Dave Del Grande, New Castle County’s chief financial officer, told the county council at the first FY2027 budget hearing on April 16 that the recommended operating budget after department reductions is $387,600,000 and that the county faces a roughly $42 million structural gap.

“Their initial request totaled $424,500,000…we cut over $36,000,000 from their request to bring the operating budget down to $387,600,000,” Del Grande said. To close the remaining gap, he said the proposal relies on $18,400,000 in reserves and $23,300,000 in additional tax revenue.

The CFO said cost pressures are concentrated in wages and benefits—which he said account for much of the $16.4 million increase over 2026—and in public‑safety restoration. He explained that 84% of county employees are represented by labor unions and that restoring service levels for police, EMS and emergency communications is a major driver.

Del Grande also listed programmatic and operational reductions used to trim department requests: a hiring pause on 56 nonessential positions, a $1 million cut to part‑time funding that will reduce some library hours, $938,000 cut from special events, delayed nonpriority maintenance and a review of vendor contracts. He said the county intends to pass credit‑card processing fees for some payments to customers, which he estimated would save about $660,000.

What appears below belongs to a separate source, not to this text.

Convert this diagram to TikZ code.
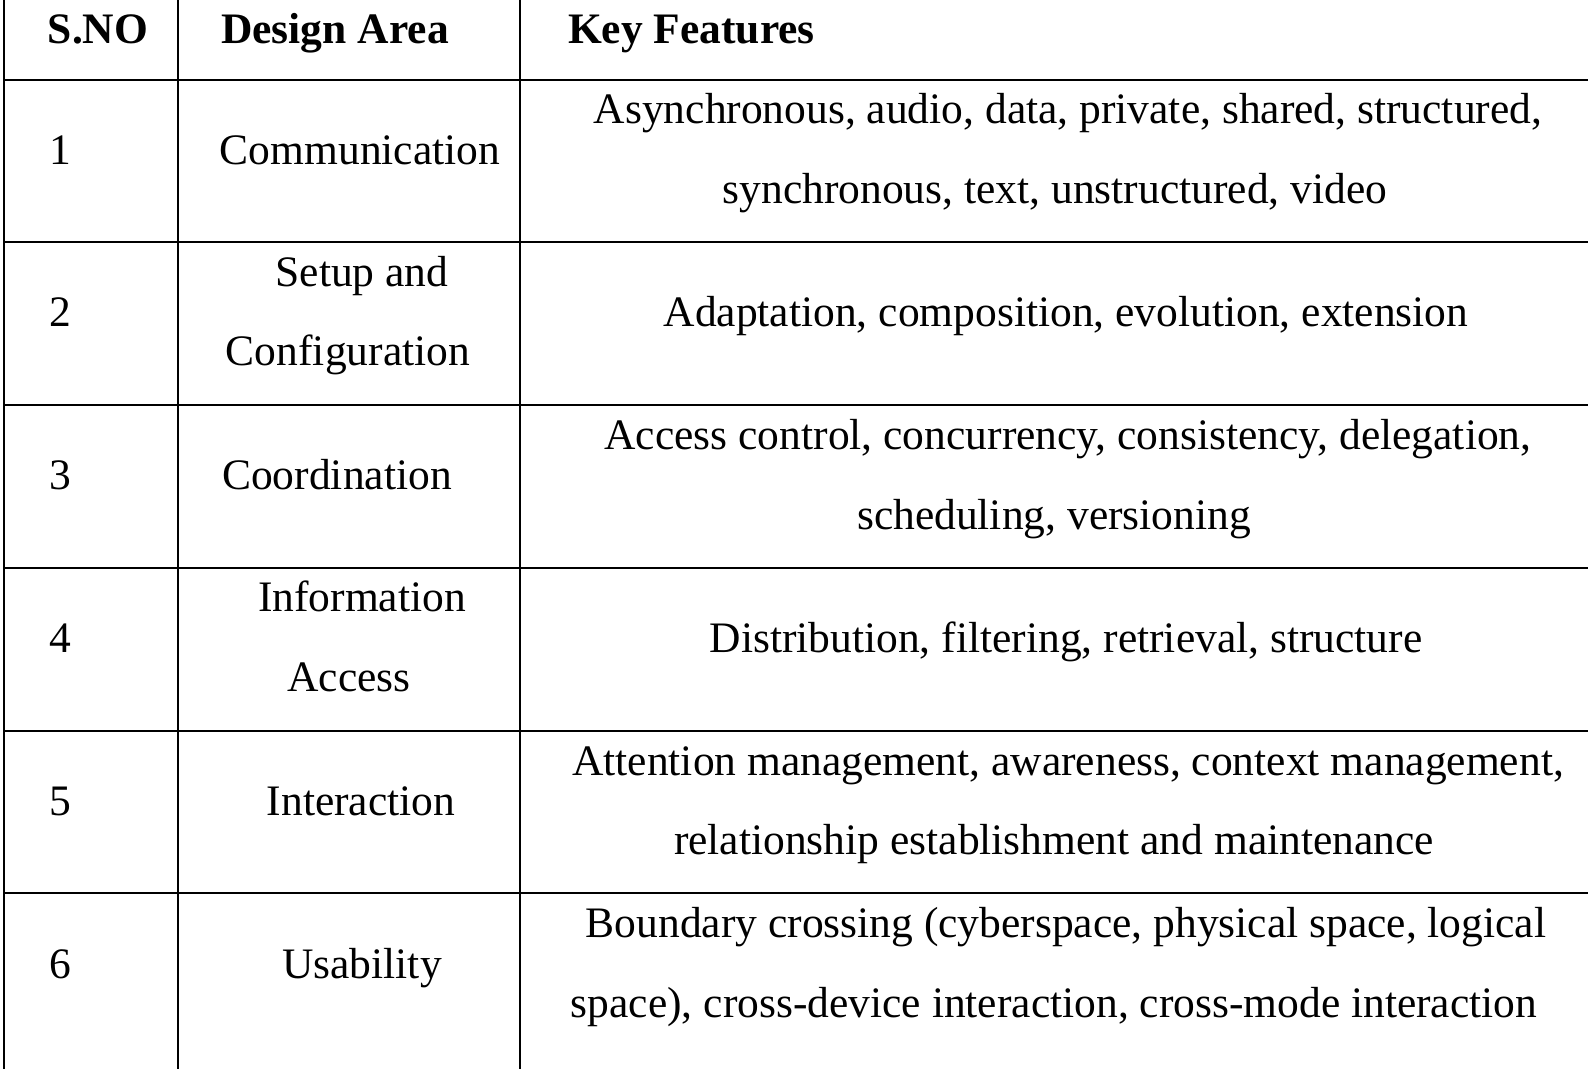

Using the assumptions presented, the county projects real‑property tax revenue of about $168.5 million; Del Grande said about $113 million (roughly 69¢ of each county property‑tax dollar) funds public‑safety operations. He said the majority of residents (those outside municipalities) would see a median increase of about $102 a year—roughly a 17.2% increase for the county portion of the tax bill—though the impact varies by municipality.

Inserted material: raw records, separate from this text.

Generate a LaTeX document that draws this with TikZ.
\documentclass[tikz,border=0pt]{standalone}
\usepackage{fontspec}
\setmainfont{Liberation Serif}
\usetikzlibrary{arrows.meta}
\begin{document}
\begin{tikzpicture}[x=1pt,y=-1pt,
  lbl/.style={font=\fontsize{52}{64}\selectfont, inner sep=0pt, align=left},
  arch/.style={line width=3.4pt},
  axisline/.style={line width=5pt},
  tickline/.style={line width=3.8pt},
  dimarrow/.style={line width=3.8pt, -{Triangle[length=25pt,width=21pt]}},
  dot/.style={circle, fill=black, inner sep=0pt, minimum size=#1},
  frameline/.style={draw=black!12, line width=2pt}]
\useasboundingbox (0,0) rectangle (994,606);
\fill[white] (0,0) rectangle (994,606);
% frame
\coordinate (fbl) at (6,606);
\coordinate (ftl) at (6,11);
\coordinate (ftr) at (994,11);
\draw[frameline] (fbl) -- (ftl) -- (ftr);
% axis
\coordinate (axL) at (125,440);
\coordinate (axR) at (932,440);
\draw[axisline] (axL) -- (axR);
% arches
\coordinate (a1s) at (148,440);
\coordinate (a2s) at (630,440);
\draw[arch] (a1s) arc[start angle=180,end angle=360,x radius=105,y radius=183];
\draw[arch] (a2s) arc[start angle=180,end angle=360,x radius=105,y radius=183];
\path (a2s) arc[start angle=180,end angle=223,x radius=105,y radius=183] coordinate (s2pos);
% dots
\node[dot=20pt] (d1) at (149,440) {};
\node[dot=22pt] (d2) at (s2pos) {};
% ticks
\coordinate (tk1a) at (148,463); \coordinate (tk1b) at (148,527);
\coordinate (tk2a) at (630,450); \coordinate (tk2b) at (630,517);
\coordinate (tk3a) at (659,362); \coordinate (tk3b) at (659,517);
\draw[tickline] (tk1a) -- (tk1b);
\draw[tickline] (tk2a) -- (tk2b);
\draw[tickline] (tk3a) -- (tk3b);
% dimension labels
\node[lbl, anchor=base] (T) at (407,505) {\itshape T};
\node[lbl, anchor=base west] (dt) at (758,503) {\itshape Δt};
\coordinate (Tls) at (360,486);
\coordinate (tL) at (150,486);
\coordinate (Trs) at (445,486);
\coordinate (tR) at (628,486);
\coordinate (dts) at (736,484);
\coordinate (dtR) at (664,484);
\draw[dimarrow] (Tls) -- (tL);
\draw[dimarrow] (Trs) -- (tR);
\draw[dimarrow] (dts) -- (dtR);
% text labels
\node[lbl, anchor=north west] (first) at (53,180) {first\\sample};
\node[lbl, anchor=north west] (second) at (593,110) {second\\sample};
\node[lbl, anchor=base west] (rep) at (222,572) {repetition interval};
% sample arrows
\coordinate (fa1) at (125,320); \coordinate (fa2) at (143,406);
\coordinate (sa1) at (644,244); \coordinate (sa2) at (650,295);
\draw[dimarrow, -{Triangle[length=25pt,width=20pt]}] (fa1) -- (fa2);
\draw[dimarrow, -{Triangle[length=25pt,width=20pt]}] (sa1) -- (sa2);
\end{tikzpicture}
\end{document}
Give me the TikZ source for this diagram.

Del Grande warned that balancing FY27 with one‑time reserves and some ARPA resources is not a sustainable long‑term strategy and described FY27 as a multiyear solution that must be followed by additional revenue or structural changes.

Council members pressed the administration about state mandates (including the Delaware Paid Family Leave requirement), lost interest income due to changes in tax‑bill timing, and whether the county is seeking state reimbursement for costs the legislature has shifted to local governments. Del Grande said the county is in ongoing discussions with state leaders and will share updates as they are available.

What happens next: Del Grande and other general managers will present department‑level budget details at subsequent committee hearings; the council will continue public hearings and has scheduled additional committee sessions for public comment and line‑item review.